Rwandans often combine native religions with Christianity. They believe that Imaana, their traditional god, is well-meaning but distant. Imaana is most often contacted through the spirits of deceased family members.
Rwandan cuisine is based on local staple foods produced by the traditional subsistence agriculture. Historically, it has varied among the country's different ethnic groups. Rwandan staples include bananas, plantains (known as ibitoke), pulses, sweet potatoes, beans, and cassava (manioc). Many Rwandans do not eat meat more than a few times a month. For those who live near lakes and have access to fish, tilapia is popular.
The potato, thought to have been introduced to Rwanda by German and Belgian colonialists, is now also very popular. Ugali (or bugali) is a paste made from cassava or maize and water, to form a porridge-like consistency that is eaten throughout East Africa. Isombe is made from mashed cassava leaves and served with dried fish.
Lunch is usually a buffet known as melange, consisting of the above staples and possibly meat. Brochette is the most popular food when eating out in the evening, usually made from goat, but sometimes tripe, beef, pork or fish. In rural areas, many bars have a brochette seller responsible for tending and slaughtering the goats, skewering and barbecuing the meat, and serving it with grilled bananas.
Milk, particularly in a fermented form called ikivuguto, is a common drink throughout the country. Other drinks include a traditional beer called urwagwa, made from sorghum or bananas, which features in traditional rituals and ceremonies. Commercial beers brewed in Rwanda include Primus, Mützig, and Amstel.
Kinyarwanda is the first language of almost the entire population of Rwanda. It, French, and English are the official languages of the country. Rwandan Sign Language is used by the educated deaf population.
Since the 1994 genocide, the complications of relations with the current French government, the return of numerous Tutsi refugees who went to Uganda (anglophone), and also the intervention of the United States, English has been used by more of the population and administration.
In 2008 the government changed the medium of education from French to English. Swahili is used by some people, in commerce, and as a subject in schools.
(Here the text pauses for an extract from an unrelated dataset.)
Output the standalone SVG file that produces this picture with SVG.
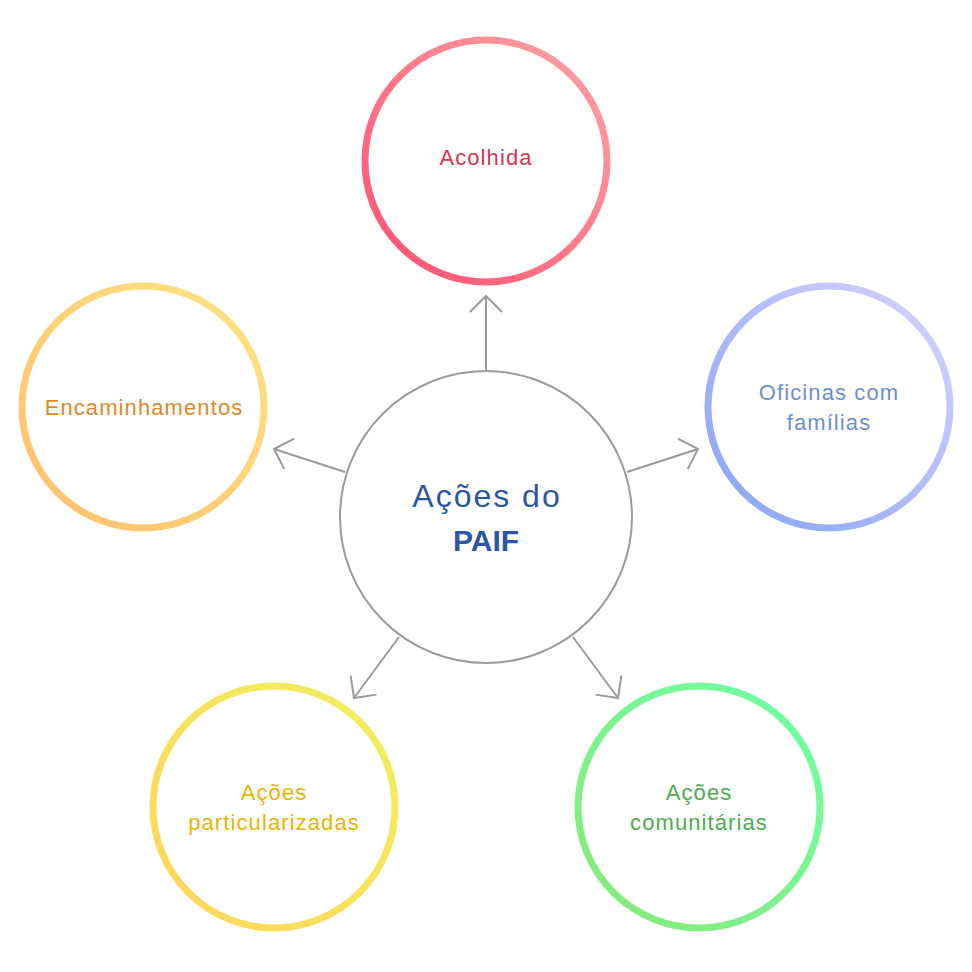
<svg xmlns="http://www.w3.org/2000/svg" width="972" height="972" viewBox="0 0 972 972">
<style>
.ring{fill:#fff;stroke-width:7}
.lbl{font-family:"Liberation Sans",Arial,sans-serif;font-size:22px;letter-spacing:1.1px;text-anchor:middle}
.conn{stroke:#9b9b9b;stroke-width:2;fill:none}
.ctr{font-family:"Liberation Sans",Arial,sans-serif;text-anchor:middle;fill:#2a56a8}
</style>
<defs>
<linearGradient id="gPink" x1="0" y1="1" x2="1" y2="0"><stop offset="0" stop-color="#ff4f70"/><stop offset="1" stop-color="#ffa3a6"/></linearGradient>
<linearGradient id="gBlue" x1="0" y1="1" x2="1" y2="0"><stop offset="0" stop-color="#86a4f4"/><stop offset="1" stop-color="#d9d3ff"/></linearGradient>
<linearGradient id="gOrange" x1="0" y1="1" x2="1" y2="0"><stop offset="0" stop-color="#ffbf6c"/><stop offset="1" stop-color="#ffe383"/></linearGradient>
<linearGradient id="gYellow" x1="0" y1="1" x2="1" y2="0"><stop offset="0" stop-color="#ffd55c"/><stop offset="1" stop-color="#eef05c"/></linearGradient>
<linearGradient id="gGreen" x1="0" y1="1" x2="1" y2="0"><stop offset="0" stop-color="#8ae878"/><stop offset="1" stop-color="#6effa6"/></linearGradient>
<marker id="arr" markerUnits="userSpaceOnUse" viewBox="-18 -18 20 36" refX="0" refY="0" markerWidth="20" markerHeight="36" orient="auto" overflow="visible">
<path d="M-16,-16 L0,0 L-16,16" fill="none" stroke="#9b9b9b" stroke-width="2"/>
</marker>
</defs>
<rect width="972" height="972" fill="#fff"/>
<g id="connectors">
<line class="conn" x1="486" y1="370" x2="486" y2="296" marker-end="url(#arr)"/>
<line class="conn" x1="345" y1="472" x2="274" y2="449" marker-end="url(#arr)"/>
<line class="conn" x1="627" y1="472" x2="698" y2="449" marker-end="url(#arr)"/>
<line class="conn" x1="399" y1="637" x2="354" y2="698" marker-end="url(#arr)"/>
<line class="conn" x1="573" y1="637" x2="618" y2="698" marker-end="url(#arr)"/>
</g>
<g id="center">
<circle cx="486" cy="517" r="146" fill="#fff" stroke="#9b9b9b" stroke-width="2"/>
<text class="ctr" x="487" y="507" font-size="32" letter-spacing="2">Ações do</text>
<text class="ctr" x="486" y="551" font-size="30" font-weight="bold">PAIF</text>
</g>
<g id="acolhida">
<circle class="ring" cx="486" cy="161" r="121" stroke="url(#gPink)"/>
<text class="lbl" x="486" y="165" fill="#d6344f">Acolhida</text>
</g>
<g id="oficinas">
<circle class="ring" cx="829" cy="407" r="121" stroke="url(#gBlue)"/>
<text class="lbl" x="829" y="400" fill="#6b8fd6">Oficinas com</text>
<text class="lbl" x="829" y="430" fill="#6b8fd6">famílias</text>
</g>
<g id="encaminhamentos">
<circle class="ring" cx="143" cy="407" r="121" stroke="url(#gOrange)"/>
<text class="lbl" x="144" y="415" fill="#e0892a">Encaminhamentos</text>
</g>
<g id="particularizadas">
<circle class="ring" cx="274" cy="807" r="121" stroke="url(#gYellow)"/>
<text class="lbl" x="274" y="800" fill="#e9b500">Ações</text>
<text class="lbl" x="274" y="830" fill="#e9b500">particularizadas</text>
</g>
<g id="comunitarias">
<circle class="ring" cx="699" cy="807" r="121" stroke="url(#gGreen)"/>
<text class="lbl" x="699" y="800" fill="#4bad4e">Ações</text>
<text class="lbl" x="699" y="830" fill="#4bad4e">comunitárias</text>
</g>
</svg>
The traditional clothing style is called ‘Mushanana’consists of a floor-length skirt with a sash draped over one shoulder, worn over a tank top or bustier. A traditional hairstyle consists of a bun decorated with beads and tied in place by two ribbons that pass across the forehead and over the bun, crossing above the ear. A comb is placed above one ear beneath the crossing point of the ribbons. This costume is often worn by female dancers in Intore dance troupes. It is no longer common daily wear but may be worn at weddings, church services and other formal events. A beaded necklace may be worn with this outfit, particularly during weddings or by the musicians during traditional dance performances. Male dancers may wear a wrapped skirt without a shirt; they wear beaded straps that cross over the chest.